There was one problem, however, that no internet questionnaire could easily solve. So many of the questions hinged on “either/or” situations: Was I detail-oriented or did I focus on the big picture? Prone to thorough planning or spontaneous? These dichotomies struck me as lamentably incomplete. I want to be both detail-oriented and focus on the big picture. I want to thoroughly plan my history report and spontaneously surprise my teammate on her birthday. When I would retake the same quizzes, I would choose different answers, receive vastly different results, and proceed to question everything I thought I knew. Do I even have a personality, or am I as mutable as the weather?
Then, while I was watching the sun set over the beach one day, it occurred to me that the best things in life appear at the confluence of disparate things, whether they are ideas, cultures, climates, Hogwarts houses, or Parks and Recreation characters. Sunrises and sunsets—the moments when the day meets the night—look so much lovelier than midday skies. Brackish tide pools that I used to explore at my grandparents’ house, which combine fresh and saltwater, hold a greater diversity of life than solitary streams or seas. I can love history, and psychology, and statistics, and literature, and politics, and reading and running and rambling on about subjects I love, and that’s okay.

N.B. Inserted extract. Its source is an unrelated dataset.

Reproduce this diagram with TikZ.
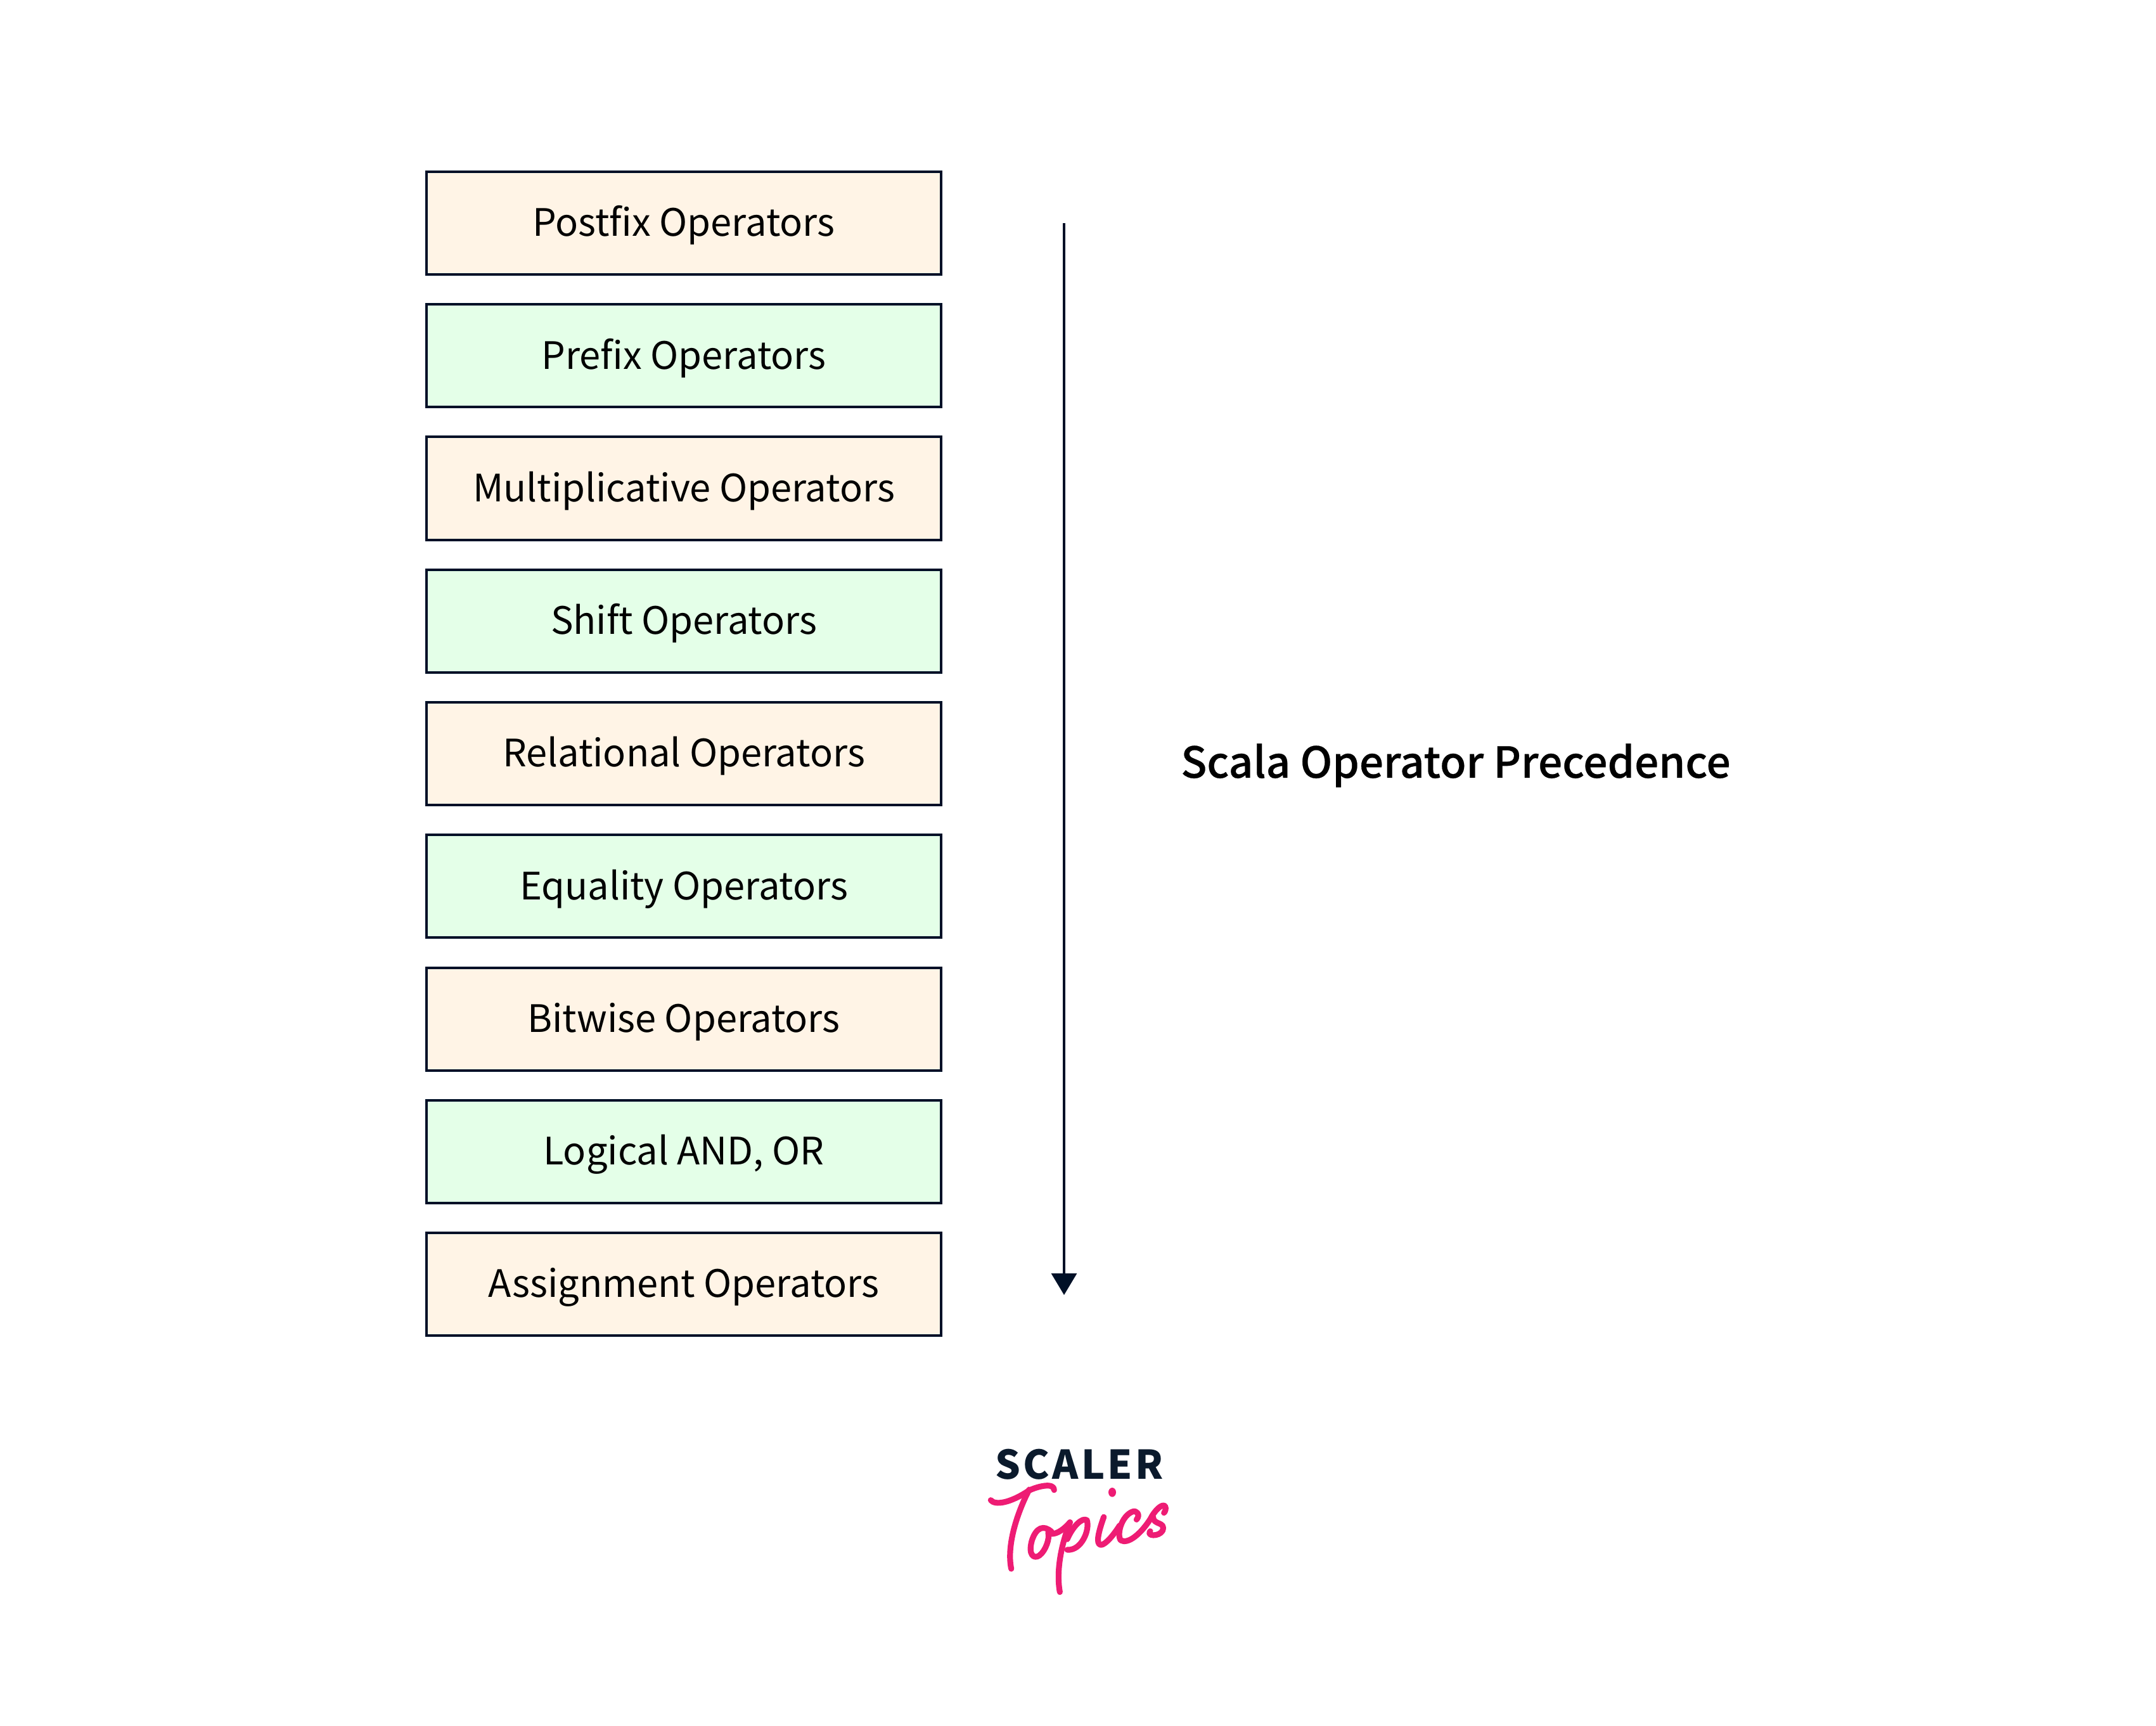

So, what do I want to be when I grow up? Something exciting, engaging, and impactful. Something any kindergartener would be proud to shout out in class, or perhaps something no kindergartner could possibly understand. By the time I retire, maybe I’ll have an answer to that question. I don’t think I want one before then.
Tips for Writing:
Look for inspiration in other essays or writings. I found the basis for this essay in a piece I wrote my freshman year. If you’re in the mood to write, take advantage and get as much down as possible. You can always edit later – getting ideas on paper is the hard part. You don’t want to have to force it. Get as many people to read it as possible, across different ages, genders, backgrounds etc. Having someone read it who’s exactly like you won’t help you see it objectively. At the same time, take edits with a grain of salt. Don’t let your other voices replace yours – I accepted roughly half of the suggestions I received, after carefully considering each. Write about something you like or are passionate about, and have fun with it. If it’s not fun for you to write, it probably won’t be fun for the admissions office to read, and your senior fall will be very stressful.